Search Kickstarter and Indiegogo for board game ideas

Aaron Langille teaches computer science and video game design at Laurentian University in Sudbury. The first board game he played was checkers with his mother . . . until she stopped letting him win. (Markus Schwabe/CBC)

Remember board games? Checkers? Snakes and Ladders?

So does Aaron Langille. He teaches computer science and video game design at Laurentian University in Sudbury.  

But every once in a while, when he feels like stepping away from the video games, he brings out a board game. And with families and friends getting together over the holidays, this might be the opportune time to crack open a board game or two yourself.

Langille suggests tailoring the game to who's going to be playing. For example, he has a couple of suggestions of board games for the kids.

"Sushi Go! is definitely one of the ones we like to play," said Langille. "It's a fairly simple rummy-style game that only takes about 20 minutes to play all three rounds."

"Best Treehouse Ever is another one of my favourites," said Langille.  "Your job is to build a treehouse with all sorts of rooms that can range from arcades to aquariums to bowling alleys. It's a fantastic little game."

"Settlers of Catan Junior, which is sort of a simplified version of Settlers of Catan, is very, very popular, especially if you're a Catan player," said Langille.

"There's a series of games called The Adventurers, which uses little plastic models," he added. "The Adventurers: Temple of Chak and The Adventurers: Pyramid of Horus are both very accessible to ages eight and up."

Aaron Langille recommends browsing the shelves at your local board game store, looking on Kickstarter or Indiegogo or searching online. (Travis Golby/CBC)

If you're a fan of Risk or Monopoly, Langille recommends Azul, a tile-based game. Codenames is also extremely popular. 

"If you're brand new to Codenames, I would recommend starting with either the original words or pictures," said Langille. "This is best as a four-player game. Teams of two take turns guessing why things are connected."

Langille describes it as a simple-to-learn but very deep game.

For those who are into card games, Langille recommends Ascension."It's like a simplified version of Magic the Gathering for people that like to collect cards," said Langille.

Clank! is another board game Langille recommends."It's the same version of that kind of card collecting where you roam around and have to not make noise."

"Safranito is hugely popular in our house," said Langille. "It's a game of making recipes where you have to collect the ingredients.
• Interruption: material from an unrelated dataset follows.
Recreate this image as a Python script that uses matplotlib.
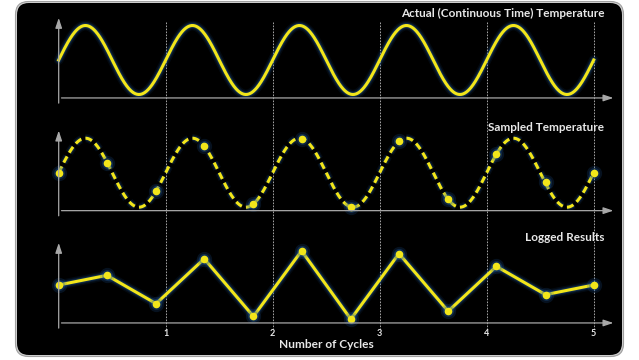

It has a dexterity component where you have to flick one of the pieces onto the board and get it to land," he explained.

Langille gives one of his highest recommendations to Small World. "If you have four or five people Small World is an extremely deep game that takes about 45 minutes to play . . . but has very high replay."

Langille says board games have always been a big deal for him.

"I remember playing Game of Life almost every single day this one particular summer with some friends of mine . . . and I played cribbage every single day at lunch through high school," said Langille. 

Langille recommends going to your local board game store and just browsing the shelves, looking on Kickstarter or Indiegogo, or searching online. 

"There are all kinds of websites that are devoted to cataloging these kinds of games so there are lots of resources out there," he said.